Establishing the Legal Right to Collect

Before a private creditor can initiate most collection actions, they must first secure a court judgment that legally validates the debt and the amount owed. This process begins with filing a civil lawsuit and formally serving notice on the debtor. Failure by the debtor to respond to the summons often results in a default judgment being entered by the court, transforming the creditor into a judgment creditor.

Government entities possess unique statutory authority derived directly from legislative acts. This authority frequently allows them to bypass the requirement of obtaining a civil court judgment for debts such as tax liabilities and government-imposed fees. This direct power streamlines the enforcement process for agencies like the Internal Revenue Service (IRS) or state revenue departments.

Government Collection Actions Tax Levies and Liens

Government entities utilize powerful administrative tools to collect outstanding tax revenue.

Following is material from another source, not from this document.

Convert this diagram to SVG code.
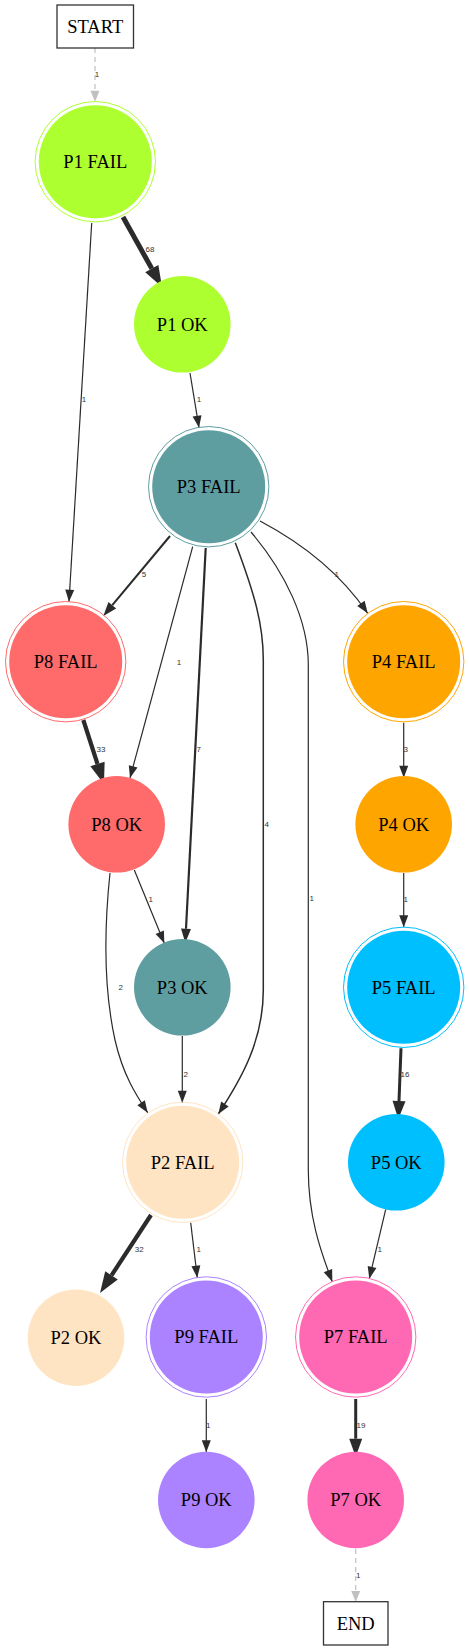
<svg xmlns="http://www.w3.org/2000/svg" width="469" height="1650" viewBox="0 0 469 1650">
<style>
.nt{font-family:"Liberation Serif","Times New Roman",serif;font-size:18.5px;text-anchor:middle;fill:#000}
.el{font-family:"Liberation Sans",Arial,sans-serif;font-size:8px;text-anchor:middle;fill:#333}
.e{fill:none;stroke:#2b2b2b}
.g{fill:none;stroke:#c0c0c0;stroke-width:1.2;stroke-dasharray:5,4}
.box{fill:#fff;stroke:#333;stroke-width:1.3}
.ring{fill:none;stroke-width:1}
</style>
<defs>
<marker id="a1" markerUnits="userSpaceOnUse" viewBox="0 0 12 9" markerWidth="12" markerHeight="9" refX="12" refY="4.5" orient="auto" overflow="visible"><path d="M0,0 L12,4.5 L0,9 z" fill="#2b2b2b"/></marker>
<marker id="a2" markerUnits="userSpaceOnUse" viewBox="0 0 14 10" markerWidth="14" markerHeight="10" refX="0" refY="5" orient="auto" overflow="visible"><path d="M0,0 L14,5 L0,10 z" fill="#2b2b2b"/></marker>
<marker id="a3" markerUnits="userSpaceOnUse" viewBox="0 0 18 13" markerWidth="18" markerHeight="13" refX="0" refY="6.5" orient="auto" overflow="visible"><path d="M0,0 L18,6.5 L0,13 z" fill="#2b2b2b"/></marker>
<marker id="a4" markerUnits="userSpaceOnUse" viewBox="0 0 21 15" markerWidth="21" markerHeight="15" refX="0" refY="7.5" orient="auto" overflow="visible"><path d="M0,0 L21,7.5 L0,15 z" fill="#2b2b2b"/></marker>
<marker id="ag" markerUnits="userSpaceOnUse" viewBox="0 0 11 9" markerWidth="11" markerHeight="9" refX="11" refY="4.5" orient="auto" overflow="visible"><path d="M0,0 L11,4.5 L0,9 z" fill="#c0c0c0"/></marker>
</defs>
<rect width="469" height="1650" fill="#fff"/>
<g id="edges">
<path class="g" d="M95,48 L95,101.7" marker-end="url(#ag)"/>
<text class="el" x="97" y="77">1</text>
<path class="e" stroke-width="5" d="M123,217 L151.8,268.6" marker-end="url(#a4)"/>
<text class="el" x="150" y="252">68</text>
<path class="e" stroke-width="1.2" d="M91.7,223 L69,601.7" marker-end="url(#a1)"/>
<text class="el" x="84" y="402">1</text>
<path class="e" stroke-width="1.2" d="M190,373 L199,427.7" marker-end="url(#a1)"/>
<text class="el" x="199" y="402">1</text>
<path class="e" stroke-width="2" d="M170,536 L112.3,605.2" marker-end="url(#a2)"/>
<text class="el" x="144" y="577">5</text>
<path class="e" stroke-width="1.2" d="M260,521 Q330,558 367.7,613.3" marker-end="url(#a1)"/>
<text class="el" x="336.7" y="577">1</text>
<path class="e" stroke-width="1.2" d="M192.7,546.7 L130,778" marker-end="url(#a1)"/>
<text class="el" x="179" y="665">1</text>
<path class="e" stroke-width="2.2" d="M205.7,548 L186,928.7" marker-end="url(#a2)"/>
<text class="el" x="198.7" y="752">7</text>
<path class="e" stroke-width="4.2" d="M83.3,720 L97.5,764" marker-end="url(#a4)"/>
<text class="el" x="101" y="752">33</text>
<path class="e" stroke-width="1.2" d="M403.7,722.7 L403.7,777.7" marker-end="url(#a1)"/>
<text class="el" x="405.7" y="752">3</text>
<path class="e" stroke-width="1.5" d="M235.3,542.7 C255,595 263.3,625 263.3,660 L263.3,990 C263.3,1040 242,1078 218.3,1114" marker-end="url(#a1)"/>
<text class="el" x="266.7" y="827">4</text>
<path class="e" stroke-width="1.2" d="M251,532 C285,572 308.3,620 308.3,665 L308.3,1170 C308.3,1215 320,1250 332.3,1281.7" marker-end="url(#a1)"/>
<text class="el" x="311.7" y="901">1</text>
<path class="e" stroke-width="1.2" d="M134.3,870 L164.3,943.3" marker-end="url(#a1)"/>
<text class="el" x="150.7" y="902">1</text>
<path class="e" stroke-width="1.2" d="M403.7,873 L403.7,927.3" marker-end="url(#a1)"/>
<text class="el" x="405.7" y="902">1</text>
<path class="e" stroke-width="1.2" d="M110,873 C104,930 104,990 115,1040 C123,1075 136,1095 147.7,1112.7" marker-end="url(#a1)"/>
<text class="el" x="120.7" y="990">2</text>
<path class="e" stroke-width="1.2" d="M182.3,1036 L182.3,1102.7" marker-end="url(#a1)"/>
<text class="el" x="185.7" y="1077">2</text>
<path class="e" stroke-width="3" d="M401,1048.3 L399,1101" marker-end="url(#a3)"/>
<text class="el" x="405" y="1077">16</text>
<path class="e" stroke-width="4.2" d="M151,1215 L111.5,1275.4" marker-end="url(#a4)"/>
<text class="el" x="139.3" y="1252">32</text>
<path class="e" stroke-width="1.2" d="M190.7,1222.7 L197.3,1277.7" marker-end="url(#a1)"/>
<text class="el" x="198.7" y="1252">1</text>
<path class="e" stroke-width="1.2" d="M385.7,1209.3 L369.3,1278.7" marker-end="url(#a1)"/>
<text class="el" x="379.7" y="1252">1</text>
<path class="e" stroke-width="1.2" d="M206.3,1399 L206.3,1452.3" marker-end="url(#a1)"/>
<text class="el" x="208.3" y="1428">1</text>
<path class="e" stroke-width="3" d="M355.7,1399 L355.7,1438.7" marker-end="url(#a3)"/>
<text class="el" x="361" y="1428">19</text>
<path class="g" d="M355.7,1549 L355.7,1602" marker-end="url(#ag)"/>
<text class="el" x="358.3" y="1578">1</text>
</g>
<g id="start"><rect class="box" x="57" y="5" width="76.5" height="43"/><text class="nt" x="95.2" y="32.5">START</text></g>
<g id="p1fail"><circle cx="95.3" cy="161.7" r="56.5" fill="#adff2f"/><circle class="ring" cx="95.3" cy="161.7" r="60.2" stroke="#adff2f"/><text class="nt" x="95.3" y="168">P1 FAIL</text></g>
<g id="p1ok"><circle cx="182.3" cy="324.3" r="48.3" fill="#adff2f"/><text class="nt" x="182.3" y="330.5">P1 OK</text></g>
<g id="p3fail"><circle cx="208.7" cy="486.7" r="56.5" fill="#5f9ea0"/><circle class="ring" cx="208.7" cy="486.7" r="60.2" stroke="#5f9ea0"/><text class="nt" x="208.7" y="493">P3 FAIL</text></g>
<g id="p8fail"><circle cx="65.7" cy="661.7" r="56.5" fill="#ff6a6a"/><circle class="ring" cx="65.7" cy="661.7" r="60.2" stroke="#ff6a6a"/><text class="nt" x="65.7" y="668">P8 FAIL</text></g>
<g id="p4fail"><circle cx="403.7" cy="661.7" r="56.5" fill="#ffa500"/><circle class="ring" cx="403.7" cy="661.7" r="60.2" stroke="#ffa500"/><text class="nt" x="403.7" y="668">P4 FAIL</text></g>
<g id="p8ok"><circle cx="116.7" cy="824.3" r="48.3" fill="#ff6a6a"/><text class="nt" x="116.7" y="830.5">P8 OK</text></g>
<g id="p4ok"><circle cx="403.7" cy="824.3" r="48.3" fill="#ffa500"/><text class="nt" x="403.7" y="830.5">P4 OK</text></g>
<g id="p3ok"><circle cx="182.3" cy="987.3" r="48.3" fill="#5f9ea0"/><text class="nt" x="182.3" y="993.5">P3 OK</text></g>
<g id="p5fail"><circle cx="403.7" cy="987.3" r="56.5" fill="#00bfff"/><circle class="ring" cx="403.7" cy="987.3" r="60.2" stroke="#00bfff"/><text class="nt" x="403.7" y="993.5">P5 FAIL</text></g>
<g id="p2fail"><circle cx="182.7" cy="1162.3" r="56.5" fill="#ffe4c4"/><circle class="ring" cx="182.7" cy="1162.3" r="60.2" stroke="#ffe4c4"/><text class="nt" x="182.7" y="1168.5">P2 FAIL</text></g>
<g id="p5ok"><circle cx="396.3" cy="1162.3" r="48.3" fill="#00bfff"/><text class="nt" x="396.3" y="1168.5">P5 OK</text></g>
<g id="p2ok"><circle cx="76" cy="1337.7" r="48.3" fill="#ffe4c4"/><text class="nt" x="76" y="1344">P2 OK</text></g>
<g id="p9fail"><circle cx="206.3" cy="1337" r="56.5" fill="#ab82ff"/><circle class="ring" cx="206.3" cy="1337" r="60.2" stroke="#ab82ff"/><text class="nt" x="206.3" y="1343.3">P9 FAIL</text></g>
<g id="p7fail"><circle cx="355.7" cy="1337" r="56.5" fill="#ff69b4"/><circle class="ring" cx="355.7" cy="1337" r="60.2" stroke="#ff69b4"/><text class="nt" x="355.7" y="1343.3">P7 FAIL</text></g>
<g id="p9ok"><circle cx="206.3" cy="1500" r="48.3" fill="#ab82ff"/><text class="nt" x="206.3" y="1506.3">P9 OK</text></g>
<g id="p7ok"><circle cx="355.7" cy="1500" r="48.3" fill="#ff69b4"/><text class="nt" x="355.7" y="1506.3">P7 OK</text></g>
<g id="end"><rect class="box" x="323.5" y="1601.7" width="64.5" height="43.3"/><text class="nt" x="355.7" y="1629.5">END</text></g>
</svg>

A tax lien is a formal, public claim against a taxpayer’s property to secure the entire amount of the tax debt, encompassing real estate, vehicles, and all other assets. For example, a federal tax lien provides public notice of the government’s priority interest in the debtor’s current and future property.

The government’s most direct enforcement mechanism is the tax levy, which is the administrative seizure of property or funds to satisfy the tax debt. Levies can target bank accounts, wages, or even certain retirement income. The IRS typically provides the taxpayer a mandatory 30-day Notice of Intent to Levy before any seizure can occur. This power is exercised without needing a court order, relying instead on the agency’s internal administrative determination that the tax liability is due and owing.

Private Creditor Enforcement Tools

Once a private creditor has successfully secured a court judgment, they can pursue specific post-judgment enforcement tools to seize the debtor’s non-exempt assets. The primary mechanism used to recover consumer debt is wage garnishment, which is the legal withholding of a portion of the debtor’s disposable earnings by their employer to pay the creditor directly. Federal law limits the amount that can be garnished to the lesser of 25% of disposable earnings or the amount by which weekly earnings exceed 30 times the federal minimum wage.

Another common enforcement action is the bank levy, where the judgment creditor obtains a court order, known as a writ of execution, to seize funds held in the debtor’s deposit accounts. Upon receiving the writ, the financial institution freezes the funds and holds them for a period mandated by law, typically between 10 and 21 days, before turning them over to the creditor.

Legal Protections and Exemptions for Debtors

Individuals facing collection actions are afforded various legal safeguards and exemption laws designed to protect essential assets and income from seizure. These protections ensure that debtors can retain minimum necessities, shielding specific types of income such as Social Security benefits, veterans’ benefits, and certain retirement funds from garnishment or levy. When a levy or garnishment is initiated, the debtor often must file a formal claim of exemption with the court or the levying officer to assert their right to keep the protected funds or property.

Many jurisdictions also provide a homestead exemption, which protects a specified amount of equity in a primary residence from being forcibly sold to satisfy most civil judgments. If an enforcement action involves funds or property that are legally exempt, the debtor has the right to challenge the action in court, requiring the creditor to demonstrate the legality of the seizure at a hearing.

For debtors with overwhelming obligations, filing for bankruptcy under Chapter 7 or Chapter 13 immediately triggers an automatic stay. This injunction halts nearly all collection lawsuits, garnishments, and levies, providing a comprehensive tool to restructure or eliminate debt.